The difference grows exponentially with time – after 30 years, compound interest would yield $43,219 vs simple interest’s $25,000.

What’s the “Rule of 72” and how does it relate to compounding?

The Rule of 72 is a quick mental math shortcut to estimate how long an investment will take to double at a given annual rate. Divide 72 by the interest rate to get the approximate years to double:

• 72 ÷ 6% = 12 years to double
• 72 ÷ 8% = 9 years to double
• 72 ÷ 12% = 6 years to double

This demonstrates compounding’s power – higher returns dramatically accelerate wealth growth. The rule works because of the logarithmic nature of compound growth.

How do taxes affect compound growth?

Taxes create a “compounding drag” by reducing the amount available to compound. Consider:

1. Tax-deferred accounts (401k, IRA): No annual tax on gains, allowing full compounding until withdrawal
2. Taxable accounts: Annual capital gains taxes reduce the compounding base
3. Roth accounts: Contributions are taxed upfront but grow completely tax-free

Example: $100,000 at 7% for 30 years in a taxable account (20% annual tax on gains) grows to $518,000 vs $761,000 in a tax-deferred account – a 47% difference solely from tax compounding effects.

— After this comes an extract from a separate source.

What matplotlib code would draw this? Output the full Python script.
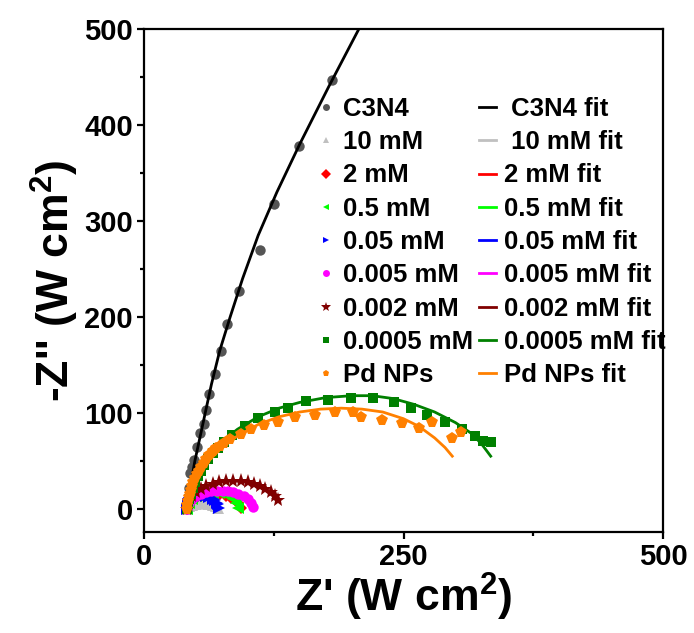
import numpy as np
import matplotlib
matplotlib.use('Agg')
import matplotlib.pyplot as plt
from matplotlib.ticker import MultipleLocator
from matplotlib.lines import Line2D

plt.rcParams['font.family'] = ['Liberation Sans', 'DejaVu Sans']
plt.rcParams['font.weight'] = 'bold'
plt.rcParams['mathtext.fontset'] = 'custom'
plt.rcParams['mathtext.rm'] = 'Liberation Sans:bold'
plt.rcParams['mathtext.bf'] = 'Liberation Sans:bold'

# measured points (Z', -Z'')
c3n4_x = [41, 42, 43, 44.7, 46.5, 48, 51, 54, 57.6, 60, 62.3, 68, 74.6, 80, 91.4, 112, 125, 149, 181.5]
c3n4_y = [0, 10, 22, 37, 44, 51, 65, 79, 89, 103, 120, 141, 165, 193, 227, 270, 318, 378, 447]

mm10_x = [41, 43, 46, 50, 54, 58, 62, 66, 69, 71]
mm10_y = [0, 3.0, 4.5, 5.5, 5.9, 5.9, 5.5, 4.5, 3.0, 0.5]

mm2_x = [41, 43, 46, 50, 55, 61, 67, 73, 79, 84, 88, 91, 93]
mm2_y = [0, 6.0, 9.1, 11.7, 13.8, 15.1, 15.5, 15.1, 13.8, 11.7, 9.1, 6.0, 1.0]

mm05_x = [41, 43, 46, 50, 55, 60, 66, 72, 77, 82, 86, 89, 91]
mm05_y = [0, 6.7, 10.2, 13.1, 15.3, 16.5, 17, 16.5, 15.3, 13.1, 10.2, 6.7, 1.0]

mm005_x = [41, 42, 43, 45, 47, 50, 53, 56.5, 60, 63, 66, 68, 70, 71, 72]
mm005_y = [0, 4.8, 6.6, 9.0, 10.7, 12.3, 13.2, 13.5, 13.2, 12.3, 10.7, 9.0, 6.6, 4.8, 1.0]

mm0005_x = [41, 43, 46, 50, 55, 60, 65, 70, 76, 81, 86, 91, 96, 100, 103, 105]
mm0005_y = [0, 6.6, 10.2, 13.2, 15.7, 17.4, 18.4, 18.9, 18.9, 18.4, 17.4, 15.7, 13.2, 10.2, 6.6, 2.5]

mm0002_x = [41, 43, 46, 50, 55, 60, 66, 72, 79, 86, 93, 100, 106, 112, 117, 122, 126, 129]
mm0002_y = [0, 8.5, 13.3, 17.4, 21.0, 23.7, 26.0, 27.6, 28.7, 29, 28.7, 27.6, 26.0, 23.7, 21.0, 17.4, 13.3, 9.5]

mm00005_x = [41, 42, 43, 45, 47, 49, 52, 55, 58, 62, 66, 71, 77, 85, 97, 109.5, 126, 139, 156, 177,
             199.6, 221, 241, 257, 273, 290, 306, 319, 327, 334]
mm00005_y = [0, 5, 10, 16, 22, 28, 34, 40, 46, 52, 58, 64, 70, 77, 86, 95, 101, 105, 112, 114,
             116, 116, 111, 105, 98, 91, 83, 76, 71, 70]

pd_x = [41, 41.5, 42, 43, 44, 45, 46, 47.5, 49, 51, 53, 55, 57.5, 60, 63, 66, 69.5, 73, 77, 83, 93,
        103, 116, 129, 145, 164.5, 184, 201, 209, 229, 249, 264.5, 277, 296.5, 305]
pd_y = [0, 4, 8, 12, 16, 20, 24, 28, 32, 36, 40, 44, 48, 52, 56, 60, 63, 66, 69, 73, 78,
        83, 87, 91, 96, 98, 101, 101, 96, 93, 90, 84.5, 91, 74, 80]

# fitted curves
c3n4_fit_x = [41, 45, 49, 54, 59, 65, 73, 83, 95, 110, 128, 150, 178, 207, 212]
c3n4_fit_y = [0, 25, 50, 75, 100, 130, 165, 200, 240, 285, 330, 380, 440, 500, 510]
mm10_fit_x = mm10_x
mm10_fit_y = mm10_y
mm2_fit_x = mm2_x
mm2_fit_y = mm2_y
mm05_fit_x = mm05_x
mm05_fit_y = mm05_y
mm005_fit_x = mm005_x
mm005_fit_y = mm005_y
mm0005_fit_x = mm0005_x
mm0005_fit_y = mm0005_y
mm0002_fit_x = mm0002_x
mm0002_fit_y = mm0002_y
mm00005_fit_x = [41, 45, 50, 57, 65, 75, 90, 110, 130, 150, 175, 200, 220, 240, 260, 280, 300, 315, 325, 334]
mm00005_fit_y = [0, 15, 30, 45, 58, 70, 83, 96, 105, 111, 116, 118, 118, 115, 109, 101, 90, 79, 68, 55]
pd_fit_x = [41, 45, 50, 56, 64, 75, 90, 110, 130, 150, 170, 190, 210, 230, 250, 265, 280, 290, 297]
pd_fit_y = [0, 15, 28, 40, 52, 64, 76, 88, 96, 101, 104, 105, 104, 101, 94, 86, 74, 64, 55]

series = [
    ('C3N4', ' C3N4 fit', c3n4_x, c3n4_y, c3n4_fit_x, c3n4_fit_y, '#555555', 'black', 'o', 7.5),
    ('10 mM', ' 10 mM fit', mm10_x, mm10_y, mm10_fit_x, mm10_fit_y, '#c0c0c0', '#c0c0c0', '^', 8),
    ('2 mM', '2 mM fit', mm2_x, mm2_y, mm2_fit_x, mm2_fit_y, 'red', 'red', 'D', 6.5),
    ('0.5 mM', '0.5 mM fit', mm05_x, mm05_y, mm05_fit_x, mm05_fit_y, '#00ff00', '#00ff00', '<', 8),
    ('0.05 mM', '0.05 mM fit', mm005_x, mm005_y, mm005_fit_x, mm005_fit_y, 'blue', 'blue', '>', 8),
    ('0.005 mM', '0.005 mM fit', mm0005_x, mm0005_y, mm0005_fit_x, mm0005_fit_y, 'magenta', 'magenta', 'o', 7.5),
    ('0.002 mM', '0.002 mM fit', mm0002_x, mm0002_y, mm0002_fit_x, mm0002_fit_y, '#800000', '#800000', '*', 11),
    ('0.0005 mM', '0.0005 mM fit', mm00005_x, mm00005_y, mm00005_fit_x, mm00005_fit_y, '#008000', '#008000', 's', 7.5),
    ('Pd NPs', 'Pd NPs fit', pd_x, pd_y, pd_fit_x, pd_fit_y, '#ff8000', '#ff8000', 'p', 8.5),
]

fig = plt.figure(figsize=(6.94, 6.33), dpi=100)
ax = fig.add_axes([144 / 694, 101 / 633, 519 / 694, 503 / 633])

pt_handles, fit_handles = [], []
for name, fit_name, x, y, fx, fy, mc, lc, mk, ms in series:
    ax.plot(x, y, linestyle='none', marker=mk, color=mc, markersize=ms, markeredgewidth=0)
    ax.plot(fx, fy, color=lc, linewidth=2)
    pt_handles.append(Line2D([], [], linestyle='none', marker=mk, color=mc,
                             markersize=7 if mk == '*' else 5, markeredgewidth=0, label=name))
    fit_handles.append(Line2D([], [], color=lc, linewidth=2, label=fit_name))

ax.set_xlim(0, 500)
ax.set_ylim(-24, 500)
ax.xaxis.set_major_locator(MultipleLocator(250))
ax.xaxis.set_minor_locator(MultipleLocator(125))
ax.yaxis.set_major_locator(MultipleLocator(100))
ax.yaxis.set_minor_locator(MultipleLocator(50))
ax.tick_params(which='major', direction='out', length=5, width=1.6, labelsize=21, pad=3)
ax.tick_params(which='minor', direction='out', length=3, width=1.6)
for lab in ax.get_xticklabels() + ax.get_yticklabels():
    lab.set_fontweight('bold')
for sp in ax.spines.values():
    sp.set_linewidth(1.6)

ax.set_xlabel("Z' (W cm$^{2}$)", fontsize=32, fontweight='bold', labelpad=0)
ax.set_ylabel("-Z'' (W cm$^{2}$)", fontsize=32, fontweight='bold', labelpad=2)

fig.legend(handles=pt_handles + fit_handles, ncol=2, loc='upper left',
           bbox_to_anchor=(318 / 694, 1 - 97 / 633), frameon=False,
           borderpad=0, borderaxespad=0, handletextpad=0.33, columnspacing=0.2,
           handlelength=0.66, labelspacing=0.36, prop={'weight': 'bold', 'size': 18.5})

fig.savefig('out.png', dpi=100)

What’s the ideal compounding frequency?

More frequent compounding yields slightly higher returns, but the difference diminishes with higher rates:

Frequency	5% Return	10% Return
Annually	$17,107	$26,973
Quarterly	$17,193	$27,070
Monthly	$17,218	$27,097
Daily	$17,226	$27,106

For most investors, the practical difference between monthly and daily compounding is negligible. Focus instead on securing the highest safe return.

Can compounding work against me?

Absolutely. Compounding amplifies both gains and losses:

• Debt: Credit card balances at 18% APR double in just 4 years (72 ÷ 18)
• Inflation: At 3% annual inflation, $100,000 today buys only $41,200 worth of goods in 30 years
• Negative returns: A portfolio losing 10% annually becomes worthless in ~25 years

Mitigation strategies:

1. Pay off high-interest debt aggressively
2. Invest in inflation-protected securities like TIPS
3. Diversify to avoid sustained negative returns